Climbing a Blooming Willow

You ascend drooping branches that stiffen under your weight, blossoms brushing your face. This is active engagement with grief. You are not waiting for time to heal; you are harvesting insight, writing the unsent letter, finishing the memorial project. The higher you climb, the closer you come to a new perspective on the loss.

A Willow Bursting into Bloom Out of Season

Winter branches suddenly sprout green tassels. This accelerated timetable can feel surreal or even frightening—are you betraying the dead by feeling better so soon? The dream reassures: healing has its own calendar, often quicker than the conscious ego allows. Out-of-season bloom equals out-of-season joy; accept the gift.

Biblical & Spiritual Meaning

Scripture never mentions a blooming willow, but Leviticus 23:40 lists the willow branch (aravah) as one of the Four Species waved at Sukkot, symbolising dependence on divine flow. When the tree flowers, the ritual branch becomes a living altar—your grief itself is waved before God as praise. Mystically, the willow is linked to the Moon and the feminine name of God, “El Shaddai,” the Breasted One. A flowering willow in dream-vision is therefore a Shekinah moment: the Divine Feminine kissing your wound awake. It is not a promise that nothing bad will ever happen again; it is a covenant that nothing you feel is wasted.

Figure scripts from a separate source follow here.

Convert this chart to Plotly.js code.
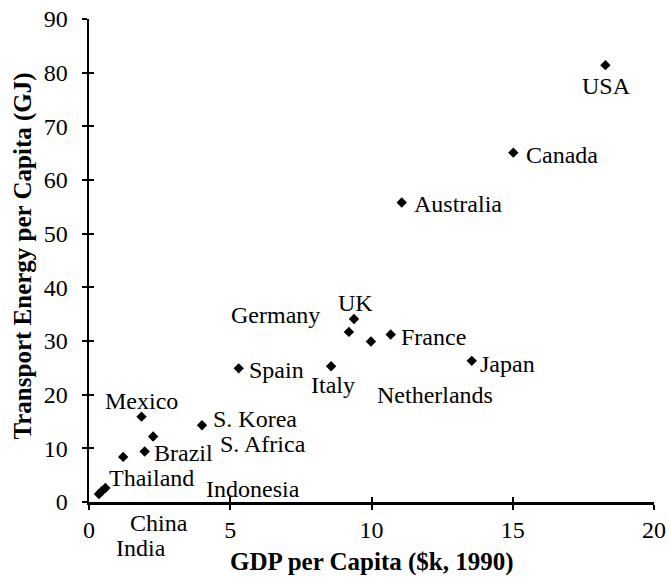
<!DOCTYPE html>
<html>
<head>
<meta charset="utf-8">
<script src="https://cdn.plot.ly/plotly-3.0.1.min.js"></script>
<style>html,body{margin:0;padding:0;background:#fff;}#chart{width:669px;height:579px;}</style>
</head>
<body>
<div id="chart"></div>
<script>
// Data
const countries = ["USA","Canada","Australia","UK","Germany","France","Netherlands","Japan","Italy","Spain","Mexico","S. Korea","S. Africa","Brazil","Thailand","Indonesia","China","India"];
const gdpPerCapita = [18.28, 15.02, 11.07, 9.38, 9.2, 10.68, 9.98, 13.55, 8.57, 5.3, 1.86, 4.0, 2.27, 1.97, 1.21, 0.58, 0.45, 0.35];
const transportEnergy = [81.4, 65.1, 55.8, 34.1, 31.7, 31.2, 29.9, 26.3, 25.3, 24.9, 15.9, 14.3, 12.2, 9.4, 8.4, 2.6, 2.0, 1.5];
const xTicks = [0, 5, 10, 15, 20];
const yTicks = [0, 10, 20, 30, 40, 50, 60, 70, 80, 90];

// Label placement (pixel offsets from each marker: right, down)
const labelOffsets = [[1,21],[49,2],[56,1],[2,-16],[-73,-17],[43,2],[64,53],[36,3],[2,19],[38,2],[0,-16],[53,-6],[110,7],[39,1],[28,21],[148,1],[57,32],[42,54]];

const FONT = "Liberation Serif, Times New Roman, serif";

const annotations = countries.map((c, i) => ({
  x: gdpPerCapita[i], y: transportEnergy[i], xref: 'x', yref: 'y',
  text: c, showarrow: false, xanchor: 'center', yanchor: 'middle',
  xshift: labelOffsets[i][0], yshift: -labelOffsets[i][1],
  font: {family: FONT, size: 24, color: '#000'}
}));
annotations.push({
  xref: 'paper', yref: 'paper', x: 0.5, y: -0.125, xanchor: 'center', yanchor: 'middle',
  text: '<b>GDP per Capita ($k, 1990)</b>', showarrow: false,
  font: {family: FONT, size: 25, color: '#000'}
});
annotations.push({
  xref: 'paper', yref: 'paper', x: -0.117, y: 0.51, xanchor: 'center', yanchor: 'middle',
  text: '<b>Transport Energy per Capita (GJ)</b>', showarrow: false, textangle: -90,
  font: {family: FONT, size: 25, color: '#000'}
});

const traces = [
  {x: gdpPerCapita, y: transportEnergy, type: 'scatter', mode: 'markers',
   marker: {symbol: 'diamond', size: 8, color: '#000'}, hoverinfo: 'text', text: countries},
  {x: [], y: [], type: 'scatter', mode: 'markers', xaxis: 'x2', yaxis: 'y2', showlegend: false}
];

const axisCommon = {
  showgrid: false, zeroline: false, showline: true, linecolor: '#000', linewidth: 2.5,
  ticks: 'outside', ticklen: 5, tickwidth: 2, tickcolor: '#000',
  tickfont: {family: FONT, size: 24, color: '#000'}
};

const layout = {
  width: 669, height: 579,
  margin: {l: 88.5, r: 14.7, t: 19, b: 77},
  paper_bgcolor: '#fff', plot_bgcolor: '#fff',
  showlegend: false,
  xaxis: Object.assign({}, axisCommon, {range: [0, 20], tickvals: xTicks, ticktext: xTicks.map(String), ticklabelstandoff: 0}),
  yaxis: Object.assign({}, axisCommon, {range: [0, 90], tickvals: yTicks, ticktext: yTicks.map(String), ticklabelstandoff: 9}),
  xaxis2: {overlaying: 'x', anchor: 'y2', range: [0, 20], tickvals: xTicks, showticklabels: false, ticks: 'inside', ticklen: 5, tickwidth: 2, tickcolor: '#000', showgrid: false, zeroline: false, showline: false},
  yaxis2: {overlaying: 'y', anchor: 'x2', range: [0, 90], tickvals: yTicks, showticklabels: false, ticks: 'inside', ticklen: 5, tickwidth: 2, tickcolor: '#000', showgrid: false, zeroline: false, showline: false},
  annotations: annotations
};

Plotly.newPlot('chart', traces, layout, {displayModeBar: false, staticPlot: true});
</script>
</body>
</html>
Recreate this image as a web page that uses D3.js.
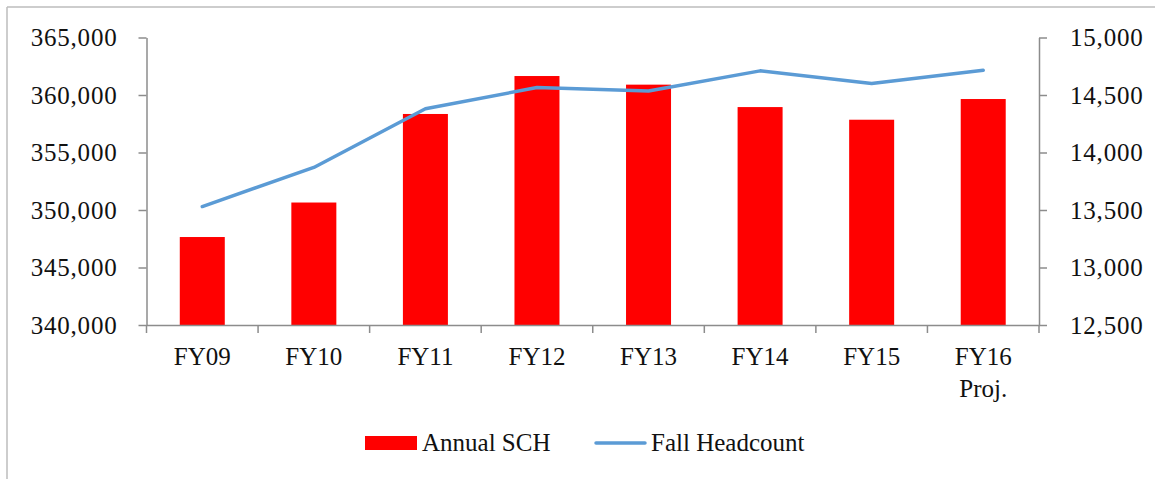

Psychological Analysis (Jungian & Freudian)

Jungian angle: The willow is an archetype of the Anima—the soul-image that feels, mourns, and renews. Blooming signals Anima integration: you are no longer split between “tough” ego and “weepy” shadow; both collaborate. The catkins’ silver-green colour corresponds to the alchemical stage of viriditas, greening spirit in matter.
Freudian angle: The drooping boughs resemble hair; the trunk, a maternal body. To see it flower is to re-parent the self: the mother-figure who once could not soothe you now blossoms with milk, words, or safety—supplied from within. Grief-work is thus retroactive nurturance; you give yourself what you missed.

What to Do Next?

  • Create a “willow journal”: write the loss on the left page, the unexpected gift it brought on the right. Keep it for 29 days (a lunar cycle).
  • Reality-check: Notice where your body wants to “bend” instead of break—perhaps yoga, a forgiving schedule, or softer speech with loved ones.
  • Ritual: Place a small willow twig in water on your windowsill. When roots appear, plant it outdoors as a living covenant with your own renewal.

FAQ

Is dreaming of a blooming willow a sign someone will die?

No. Classic mourning imagery is being transformed; the dream emphasises life springing from loss, not fresh bereavement.

What if the blossoms were falling instead of growing?

Falling catkins suggest catharsis—old sadness leaving the system. Grieve the residue consciously; the tree is merely pruning.

Does the colour of the blooms change the meaning?

Pale green equals heart-chakra healing, silver hints at intuition, golden catkins point to creative rewards. Note the exact shade and match it to the chakra or life area you are reviving.

Summary

A willow that blooms in your dream declares the moment when sorrow and joy share the same branch. Honour the tears that watered the roots, then step forward into the gentle cathedral of new life they have grown.

From the 1901 Archives

"To dream of willows, foretells that you will soon make a sad journey, but you will be consoled in your grief by faithful friends."